Heute sind die Eigenschaften und Funktionen, die ein Saugsystem erfüllen muss, noch viel komplexer, oder?

A B: Ja klar. Das betrifft die Mechanik und die Elektronik. Wenn wir unsere Kunden fragen, was ein Sauger können muss, dann wird als erstes die Saugleistung genannt. Aber die Kombination aus Absaugmobil und Maschine muss handlich bleiben, damit man auch staubfrei problemlos arbeiten kann. Also braucht es einen entsprechenden Saugschlauch, der beides gewährleistet. Genau deshalb kommt unser neuer Saugschlauch unglaublich gut an bei den Kunden. Oder nehmen Sie die Muffe, die die Verbindung zwischen Saugschlauch und Maschine herstellt. Hier haben wir für den Bajonettverschluss viel Zeit und Aufwand investiert. Das sind Kleinigkeiten, die aber im System eine große Rolle spielen. Und selbst mit unseren Akkuschleifern kann man ganz leicht staubfrei arbeiten, und zwar über eine Bluetooth- Verbindung, mit der das Absaugmobil vom Gerät aus angesteuert wird.

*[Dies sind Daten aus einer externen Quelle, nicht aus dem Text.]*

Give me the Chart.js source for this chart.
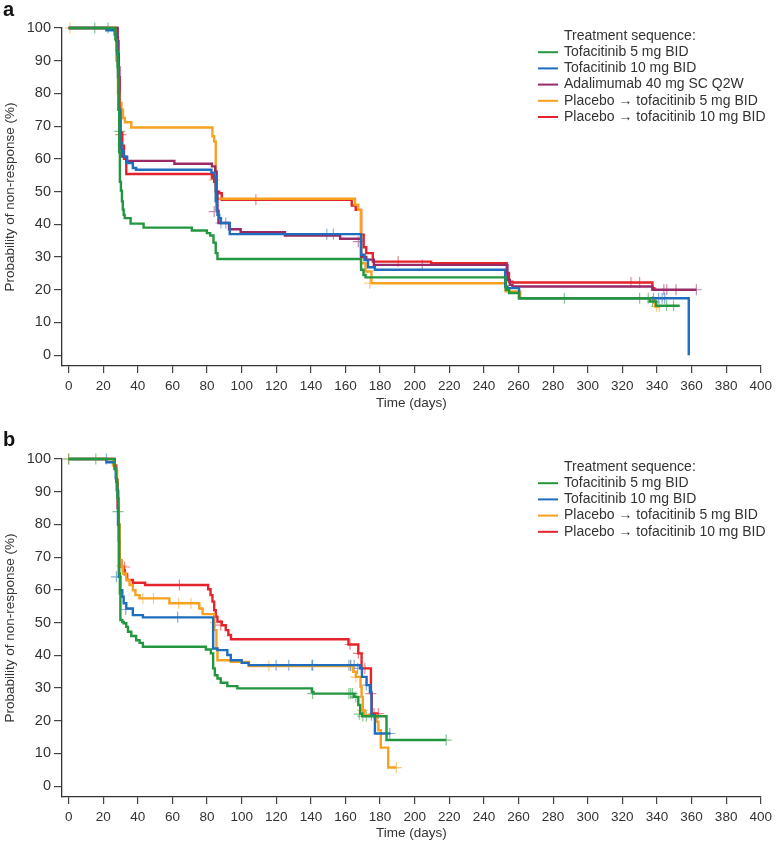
<!DOCTYPE html>
<html>
<head>
<meta charset="utf-8">
<script src="https://cdn.jsdelivr.net/npm/chart.js@4.4.1/dist/chart.umd.min.js"></script>
<style>
  html, body { margin: 0; padding: 0; background: #fff; }
  #wrap { position: relative; width: 777px; height: 843px; }
  canvas { position: absolute; left: 0; }
  #chartA { top: 0; }
  #chartB { top: 430px; }
</style>
</head>
<body>
<div id="wrap">
  <canvas id="chartA" width="777" height="430"></canvas>
  <canvas id="chartB" width="777" height="413"></canvas>
</div>
<script>
// axis ticks
const xTicks = [0,20,40,60,80,100,120,140,160,180,200,220,240,260,280,300,320,340,360,380,400];
const yTicks = [0,10,20,30,40,50,60,70,80,90,100];

const legendTitle = 'Treatment sequence:';
const namesA = ['Tofacitinib 5 mg BID', 'Tofacitinib 10 mg BID', 'Adalimumab 40 mg SC Q2W',
                'Placebo \u2192 tofacitinib 5 mg BID', 'Placebo \u2192 tofacitinib 10 mg BID'];
const namesB = ['Tofacitinib 5 mg BID', 'Tofacitinib 10 mg BID',
                'Placebo \u2192 tofacitinib 5 mg BID', 'Placebo \u2192 tofacitinib 10 mg BID'];

// panel a - [day, probability after the step]
const aTofa5 = [[0,100],[27,96.5],[27.8,93],[28.3,88],[28.8,75],[29.2,62],[29.6,53],[30.2,50.3],[30.8,47],[31.3,44.5],[31.8,42.9],[32.4,41.9],[35.8,40.2],[43.3,39.0],[71.2,38.1],[79.9,37.3],[81.8,36.6],[83.7,34.4],[85,31.2],[86,29.4],[169,26.1],[170.4,24.5],[171.6,23.8],[252.6,20.0],[254.6,19.0],[260.3,17.4],[336,16.4],[339.6,15.1],[353.2,15.1]];
const aTofa10 = [[0,100],[21.8,99.3],[26.6,98],[27.5,96],[28,92],[28.5,85],[29,75],[29.6,64.8],[30.6,62.3],[31.8,60.7],[33.8,58.7],[37.1,57.2],[39,56.7],[82.5,55.8],[84.1,54.6],[85,47],[85.5,44.4],[86,42.9],[87,41.9],[88,40.4],[93.1,37.0],[169,30.7],[171,29.1],[173,26.9],[177,26.1],[252.3,21.0],[253.6,20.5],[260.3,17.4],[358.4,0]];
const aAda = [[0,100],[28.3,96],[28.8,88],[29.3,75],[29.8,63],[31,60.7],[33.3,59.4],[61.1,58.5],[82.8,57.7],[84.7,56.1],[85.5,50],[86,44.2],[86.6,40.4],[92.7,38.5],[99.4,37.6],[125,36.6],[156.9,35.6],[169,30],[172,29.2],[176.4,27.6],[253.6,23.0],[255,21.5],[256.5,21.0],[337.4,20.0],[362.8,20.0]];
const aPbo5 = [[0,100],[27.6,90],[28.5,80],[29.5,77.1],[30.5,75.0],[31.4,72.5],[32.5,71.2],[36.2,69.6],[83.1,66.9],[84.1,65.3],[85,56],[85.6,47.8],[165.5,46.0],[167.4,44.4],[169,28.1],[171.6,25.6],[175,22.0],[252.6,19.5],[261,17.4],[339,14.9],[342,14.9]];
const aPbo10 = [[0,100],[28,97],[28.5,92],[29,85],[29.5,75],[30,68],[31,64],[32,60],[33.3,55.4],[82.8,54.1],[84.1,53],[85,50],[87,49.5],[88.5,47.5],[163.6,45.7],[165.9,44.4],[169,36.8],[170.5,33],[172,31.2],[175.8,28.6],[209.5,28.1],[253.2,25.1],[254.5,22.5],[256.5,22.2],[337.4,20.5],[338.5,20.0],[340,20.0]];

// panel a - censored observations
const aTofa5Cens = [[15.1,100],[22.8,100],[29.5,68.4],[286.5,17.4],[330,17.4],[335,17.4],[337.5,16.4],[345.6,15.1],[349.6,15.1]];
const aTofa10Cens = [[88,40.4],[90.8,40.4],[149.2,37],[153,37],[338,17.4],[341,17.4],[343,17.4],[344.5,17.4]];
const aAdaCens = [[84.1,43.9],[167.4,34.7],[204.4,27.6],[344,20],[345.7,20],[351,20],[362.8,20]];
const aPbo5Cens = [[0.8,100],[84.1,53.6],[174,22],[339.8,14.9],[341.4,14.9]];
const aPbo10Cens = [[30.2,67.4],[108.2,47.5],[190.4,28.6],[325,22.2],[330,22.2]];

// panel b
const bTofa5 = [[0,100],[26.6,97],[27.5,93],[28.2,88],[28.8,80],[29.2,65],[29.6,58.9],[29.9,50.8],[31.0,50.2],[31.8,49.8],[33.3,48.7],[34.3,47.2],[36.2,45.9],[39,44.6],[41,43.8],[42.9,42.6],[79.3,41.8],[82.2,40.6],[83.5,36],[84.5,33.9],[86,32.9],[87.9,31.6],[91.7,30.6],[97.5,29.9],[140.6,28.8],[141.5,28.3],[165,27.3],[167.4,24.8],[168.5,22.2],[169.7,21.4],[183.7,14.1],[218.2,14.1]];
const bTofa10 = [[0,100],[21.8,99],[26.6,97],[27.2,94.1],[27.8,90.5],[28.5,80],[29,64],[29.9,59.9],[31,57.9],[31.8,55.9],[33.3,54.3],[37.1,52.3],[42.9,51.6],[83.5,42.1],[86,41.6],[91.7,40.1],[93.7,38.5],[100,37.7],[104,37.0],[168.4,36.0],[169.5,33.4],[172.2,30.9],[174.1,28.8],[175,21.7],[177,16.1],[186,16.1]];
const bPbo5 = [[0,100],[25.6,98],[26.8,96.6],[28,90],[28.8,80],[29.5,69.1],[30.5,67.1],[31.4,65.0],[33.3,63.0],[35.2,61.5],[37.1,59.9],[38.6,58.4],[41,57.4],[58.2,55.9],[75.5,54.3],[77.4,52.6],[84.1,47.7],[85.4,42],[86,38.5],[93.7,38.0],[104.2,36.7],[164.5,35.0],[166,33.4],[168.7,30.4],[169.3,27.3],[170,23.2],[171,21.7],[178,19.7],[179,17.1],[180.4,11.8],[184.7,5.7],[189.4,5.7]];
const bPbo10 = [[0,100],[26.6,98],[27.5,93.6],[28.3,85],[29,75],[29.5,69.1],[30.5,67.1],[31.8,66.1],[32.4,64.8],[33.8,63.0],[37.1,62.2],[44.2,61.5],[80.6,60.2],[82,58.4],[83.1,56.4],[84.1,53.8],[85,51.8],[86,50.3],[88.5,49.2],[90.8,47.7],[92.3,46.2],[93.8,44.9],[161.7,43.3],[167.4,40.6],[169.3,36.0],[174.7,28.3],[175.2,22.2],[179,22.2]];

const bTofa5Cens = [[0,100],[15.7,100],[28.5,83.9],[141,28.3],[162,28.3],[163,28.3],[164,28.3],[166,27.3],[168,22],[170,21.4],[172,21.4],[218.2,14.1]];
const bTofa10Cens = [[21.8,100],[27.6,64],[33,54],[63,51.6],[119.9,37],[127.2,37],[140.6,37],[141,37],[162,37],[163,37],[165,37],[167,36],[172,30.9],[175,21.7],[185.6,16.1]];
const bPbo5Cens = [[0,100],[30.5,67.3],[42.9,57.4],[49,57.4],[63.6,55.9],[70.7,55.9],[84.7,50],[115.7,36.7],[163,36.7],[166,33.4],[170,23.2],[189.4,5.7]];
const bPbo10Cens = [[32.4,67],[64,61.5],[87.9,49.2],[162.6,43.3],[167.4,40.6],[171.2,36],[174.7,28.3],[176.5,22.2],[179,22.2]];

const GREEN = '#23973f', BLUE = '#1f6dbd', PURPLE = '#992a68', ORANGE = '#f7a11e', RED = '#e5232b';
const FONT = '"Liberation Sans", Arial, Helvetica, sans-serif';
const TXT = '#333';

function fade(hex, a) {
  const n = parseInt(hex.slice(1), 16);
  return `rgba(${n >> 16},${(n >> 8) & 255},${n & 255},${a})`;
}

function stepSet(label, pts, color) {
  return {
    label, data: pts.map(p => ({ x: p[0], y: p[1] })),
    borderColor: color, backgroundColor: color, borderWidth: 2.4,
    stepped: 'before', pointRadius: 0, fill: false, clip: false
  };
}

function censorSet(pts, color) {
  return {
    type: 'scatter', label: '', censor: true,
    data: pts.map(p => ({ x: p[0], y: p[1] })),
    showLine: false, pointStyle: 'cross', pointRadius: 5.5,
    pointBorderWidth: 1.2, borderColor: fade(color, 0.55), backgroundColor: fade(color, 0.55),
    clip: false
  };
}

// legend + panel letter
const kmDecor = {
  id: 'kmDecor',
  afterDraw(chart, args, o) {
    const ctx = chart.ctx;
    ctx.save();
    ctx.textBaseline = 'middle';
    ctx.fillStyle = '#111';
    ctx.font = 'bold 20px ' + FONT;
    ctx.fillText(o.letter, 3, 10);
    ctx.fillStyle = TXT;
    ctx.font = '14px ' + FONT;
    ctx.fillText(legendTitle, o.x + 26, o.y);
    let y = o.y + 16.2;
    chart.data.datasets.filter(d => !d.censor).forEach(d => {
      ctx.strokeStyle = d.borderColor;
      ctx.lineWidth = 2;
      ctx.beginPath();
      ctx.moveTo(o.x, y);
      ctx.lineTo(o.x + 20, y);
      ctx.stroke();
      ctx.fillText(d.label, o.x + 26, y);
      y += 16.2;
    });
    ctx.restore();
  }
};

function makeChart(id, series, top, xAxisH, titlePad, letter, legY) {
  const steps = series.map(s => stepSet(s[0], s[1], s[3]));
  const cens = series.map(s => censorSet(s[2], s[3]));
  return new Chart(document.getElementById(id), {
    type: 'line',
    data: { datasets: steps.concat(cens) },
    options: {
      responsive: false,
      animation: false,
      layout: { padding: { top: top, right: 12, left: 0, bottom: 0 } },
      plugins: {
        legend: { display: false },
        tooltip: { enabled: false },
        kmDecor: { letter: letter, x: 538, y: legY }
      },
      scales: {
        x: {
          type: 'linear', min: -3.85, max: 400,
          afterBuildTicks: s => { s.ticks = xTicks.map(v => ({ value: v })); },
          afterFit: s => { s.height = xAxisH; },
          grid: { drawOnChartArea: false, drawTicks: true, tickLength: 7, color: '#444', lineWidth: 1.2 },
          border: { display: true, color: '#333', width: 1.3 },
          ticks: { padding: 5, color: TXT, font: { family: FONT, size: 13.5 }, maxRotation: 0, autoSkip: false },
          title: { display: true, text: 'Time (days)', color: TXT, font: { family: FONT, size: 13.5 }, padding: { top: 0, bottom: titlePad } }
        },
        y: {
          type: 'linear', min: -3.3, max: 100,
          afterBuildTicks: s => { s.ticks = yTicks.map(v => ({ value: v })); },
          afterFit: s => { s.width = 62; },
          grid: { drawOnChartArea: false, drawTicks: true, tickLength: 8, color: '#444', lineWidth: 1.2 },
          border: { display: true, color: '#333', width: 1.3 },
          ticks: { padding: 3, color: TXT, font: { family: FONT, size: 14.5 } },
          title: { display: true, text: 'Probability of non-response (%)', color: TXT, font: { family: FONT, size: 13.5 }, padding: { top: 2, bottom: 0 } }
        }
      }
    },
    plugins: [kmDecor]
  });
}

makeChart('chartA', [
  [namesA[0], aTofa5, aTofa5Cens, GREEN],
  [namesA[1], aTofa10, aTofa10Cens, BLUE],
  [namesA[2], aAda, aAdaCens, PURPLE],
  [namesA[3], aPbo5, aPbo5Cens, ORANGE],
  [namesA[4], aPbo10, aPbo10Cens, RED]
], 28, 64, 19, 'a', 36);

makeChart('chartB', [
  [namesB[0], bTofa5, bTofa5Cens, GREEN],
  [namesB[1], bTofa10, bTofa10Cens, BLUE],
  [namesB[2], bPbo5, bPbo5Cens, ORANGE],
  [namesB[3], bPbo10, bPbo10Cens, RED]
], 29, 46, 2, 'b', 37);
</script>
</body>
</html>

Die Festool Akkuschleifer im Einsatz

Inzwischen gibt es verschiedene Staubklassen und jede Menge gesetzliche Arbeits- und Gesundheitsschutzauflagen. War das in den 1960er-Jahren auch schon ein Thema?

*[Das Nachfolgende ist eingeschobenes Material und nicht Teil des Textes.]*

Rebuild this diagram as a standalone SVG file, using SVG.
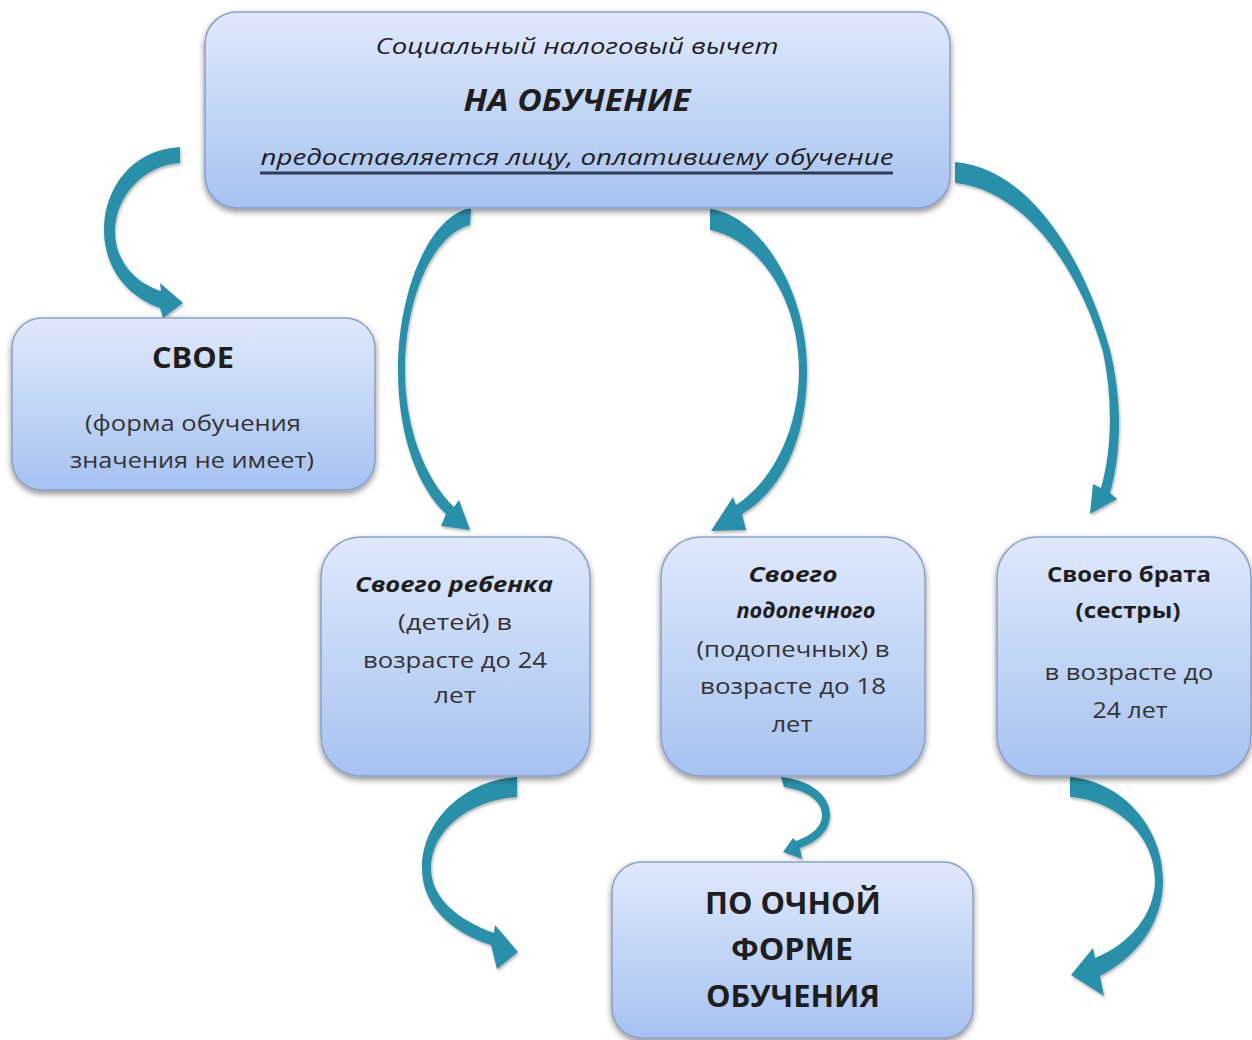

K A : Schon damals gab es Arbeitsplatzgrenzwerte (AGW), die eingehalten werden mussten. Seitdem ist das Bewusstsein für Gesundheit am Arbeitsplatz extrem gestiegen. Und zwar nicht nur, weil es dazu gesetzliche Verordnungen und Richtlinien gibt. In meiner frühen Zeit waren da die Berufsgenossenschaften sehr aktiv. Der Zentralverband hat uns direkt miteinbezogen, weil wir eben wegweisende Lösungen für staubfreies Arbeiten entwickelt haben.

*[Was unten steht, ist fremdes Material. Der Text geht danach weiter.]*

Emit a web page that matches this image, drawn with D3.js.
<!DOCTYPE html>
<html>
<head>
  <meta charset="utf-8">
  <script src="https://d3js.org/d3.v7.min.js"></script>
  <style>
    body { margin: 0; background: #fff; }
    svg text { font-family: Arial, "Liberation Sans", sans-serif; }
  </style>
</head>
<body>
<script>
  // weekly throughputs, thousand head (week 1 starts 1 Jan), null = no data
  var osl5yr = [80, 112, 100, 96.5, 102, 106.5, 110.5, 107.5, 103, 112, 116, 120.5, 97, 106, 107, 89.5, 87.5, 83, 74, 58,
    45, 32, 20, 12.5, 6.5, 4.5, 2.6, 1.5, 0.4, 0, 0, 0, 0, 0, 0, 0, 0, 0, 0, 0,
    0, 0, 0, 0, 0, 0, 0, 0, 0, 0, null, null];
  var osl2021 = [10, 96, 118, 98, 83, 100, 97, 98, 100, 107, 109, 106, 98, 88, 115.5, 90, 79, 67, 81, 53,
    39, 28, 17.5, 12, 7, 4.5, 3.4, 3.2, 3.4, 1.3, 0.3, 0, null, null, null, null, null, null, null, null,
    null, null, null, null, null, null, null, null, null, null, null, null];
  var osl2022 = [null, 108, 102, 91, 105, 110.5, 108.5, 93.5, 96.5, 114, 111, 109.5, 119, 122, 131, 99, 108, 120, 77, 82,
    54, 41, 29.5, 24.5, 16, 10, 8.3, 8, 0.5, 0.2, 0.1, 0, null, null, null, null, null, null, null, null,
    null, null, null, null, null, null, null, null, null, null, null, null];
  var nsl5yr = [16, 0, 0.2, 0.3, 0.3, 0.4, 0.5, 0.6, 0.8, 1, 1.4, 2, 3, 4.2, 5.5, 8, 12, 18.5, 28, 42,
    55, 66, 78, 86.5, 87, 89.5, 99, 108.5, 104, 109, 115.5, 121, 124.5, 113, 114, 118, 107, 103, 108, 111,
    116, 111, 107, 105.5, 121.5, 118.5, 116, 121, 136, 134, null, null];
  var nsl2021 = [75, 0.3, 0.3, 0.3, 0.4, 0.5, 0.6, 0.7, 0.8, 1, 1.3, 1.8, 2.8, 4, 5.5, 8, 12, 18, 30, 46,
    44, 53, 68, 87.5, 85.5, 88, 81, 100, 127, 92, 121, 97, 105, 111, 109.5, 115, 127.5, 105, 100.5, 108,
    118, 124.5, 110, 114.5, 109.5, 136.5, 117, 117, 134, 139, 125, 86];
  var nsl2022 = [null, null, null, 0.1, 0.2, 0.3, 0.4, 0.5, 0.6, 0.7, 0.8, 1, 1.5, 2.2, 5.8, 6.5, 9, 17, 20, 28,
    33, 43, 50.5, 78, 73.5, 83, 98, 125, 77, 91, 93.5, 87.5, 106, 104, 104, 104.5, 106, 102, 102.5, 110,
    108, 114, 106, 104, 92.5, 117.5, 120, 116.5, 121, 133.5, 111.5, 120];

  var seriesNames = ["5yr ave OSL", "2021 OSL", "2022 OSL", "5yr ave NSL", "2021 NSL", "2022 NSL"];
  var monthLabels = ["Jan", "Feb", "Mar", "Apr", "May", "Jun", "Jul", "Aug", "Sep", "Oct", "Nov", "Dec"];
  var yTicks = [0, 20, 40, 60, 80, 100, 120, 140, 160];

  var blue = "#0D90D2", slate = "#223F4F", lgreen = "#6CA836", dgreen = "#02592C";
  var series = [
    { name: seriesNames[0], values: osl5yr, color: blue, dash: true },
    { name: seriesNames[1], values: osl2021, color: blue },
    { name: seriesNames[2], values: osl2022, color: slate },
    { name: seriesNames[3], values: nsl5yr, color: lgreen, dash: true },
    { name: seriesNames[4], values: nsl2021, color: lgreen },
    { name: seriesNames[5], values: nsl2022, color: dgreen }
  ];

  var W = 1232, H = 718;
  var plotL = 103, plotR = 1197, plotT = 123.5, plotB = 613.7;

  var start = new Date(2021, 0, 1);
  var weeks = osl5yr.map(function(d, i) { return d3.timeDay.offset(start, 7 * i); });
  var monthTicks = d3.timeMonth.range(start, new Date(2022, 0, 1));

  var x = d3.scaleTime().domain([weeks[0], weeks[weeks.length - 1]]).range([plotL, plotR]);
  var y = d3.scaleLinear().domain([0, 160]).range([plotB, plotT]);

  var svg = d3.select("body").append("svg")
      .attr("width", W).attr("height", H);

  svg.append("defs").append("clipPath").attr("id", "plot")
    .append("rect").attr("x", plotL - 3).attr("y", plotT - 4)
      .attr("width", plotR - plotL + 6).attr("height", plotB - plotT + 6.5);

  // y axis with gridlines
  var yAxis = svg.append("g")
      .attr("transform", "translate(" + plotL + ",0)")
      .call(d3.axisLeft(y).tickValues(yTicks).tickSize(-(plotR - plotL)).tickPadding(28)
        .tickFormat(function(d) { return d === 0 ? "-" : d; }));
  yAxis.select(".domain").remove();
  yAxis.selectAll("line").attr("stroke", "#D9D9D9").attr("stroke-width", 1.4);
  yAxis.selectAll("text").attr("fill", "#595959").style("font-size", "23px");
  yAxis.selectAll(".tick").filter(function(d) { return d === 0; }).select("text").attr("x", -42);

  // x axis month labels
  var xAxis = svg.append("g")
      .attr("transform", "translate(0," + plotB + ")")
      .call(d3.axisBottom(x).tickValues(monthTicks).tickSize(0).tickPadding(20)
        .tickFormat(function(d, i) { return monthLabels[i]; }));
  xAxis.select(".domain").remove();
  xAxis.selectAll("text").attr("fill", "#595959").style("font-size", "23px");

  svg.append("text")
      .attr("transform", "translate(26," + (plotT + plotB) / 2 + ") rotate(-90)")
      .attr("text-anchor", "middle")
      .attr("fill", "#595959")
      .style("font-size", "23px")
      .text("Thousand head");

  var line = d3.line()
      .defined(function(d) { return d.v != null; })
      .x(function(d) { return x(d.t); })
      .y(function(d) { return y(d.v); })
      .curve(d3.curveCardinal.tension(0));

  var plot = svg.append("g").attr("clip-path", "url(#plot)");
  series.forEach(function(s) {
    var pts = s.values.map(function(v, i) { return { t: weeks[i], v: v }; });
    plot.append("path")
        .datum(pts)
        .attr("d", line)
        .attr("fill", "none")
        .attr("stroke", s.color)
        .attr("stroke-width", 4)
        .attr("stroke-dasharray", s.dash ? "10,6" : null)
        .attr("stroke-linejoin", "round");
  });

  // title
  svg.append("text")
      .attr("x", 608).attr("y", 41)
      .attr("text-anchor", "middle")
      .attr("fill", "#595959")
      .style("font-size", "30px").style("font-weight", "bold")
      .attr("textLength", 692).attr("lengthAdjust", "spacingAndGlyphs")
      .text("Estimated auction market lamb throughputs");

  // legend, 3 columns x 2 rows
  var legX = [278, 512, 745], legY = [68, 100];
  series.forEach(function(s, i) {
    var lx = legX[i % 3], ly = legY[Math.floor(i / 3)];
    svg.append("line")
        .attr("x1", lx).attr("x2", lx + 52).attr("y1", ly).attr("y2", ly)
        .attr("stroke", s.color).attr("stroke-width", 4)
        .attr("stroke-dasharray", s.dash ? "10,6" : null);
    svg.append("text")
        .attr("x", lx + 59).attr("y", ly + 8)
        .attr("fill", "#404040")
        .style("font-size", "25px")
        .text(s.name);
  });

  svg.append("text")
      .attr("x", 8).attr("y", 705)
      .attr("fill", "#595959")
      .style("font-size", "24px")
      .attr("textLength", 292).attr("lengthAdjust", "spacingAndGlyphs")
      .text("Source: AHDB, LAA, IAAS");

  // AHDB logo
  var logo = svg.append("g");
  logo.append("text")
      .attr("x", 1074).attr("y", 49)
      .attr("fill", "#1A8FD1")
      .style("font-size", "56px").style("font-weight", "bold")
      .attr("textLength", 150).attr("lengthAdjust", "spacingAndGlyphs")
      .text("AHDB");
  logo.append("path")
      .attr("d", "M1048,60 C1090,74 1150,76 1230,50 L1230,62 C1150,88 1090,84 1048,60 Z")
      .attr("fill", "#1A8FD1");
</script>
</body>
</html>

A B: Das Absaugsystem hat ja im Grunde drei Effekte: Es gewährleistet saubere Arbeit, schont die Maschinen und schützt die Gesundheit der Arbeiter. Erst jüngst hat eine Umfrage eines Marktforschungsinstituts ermittelt, dass unter diesen drei Effekten der Gesundheitsschutz bei den Handwerksbetrieben und deren Mitarbeitern an oberster Stelle steht. Staubfrei Arbeiten ist heute kein Luxus mehr, den man sich gönnt, sondern eine Selbstverständlichkeit.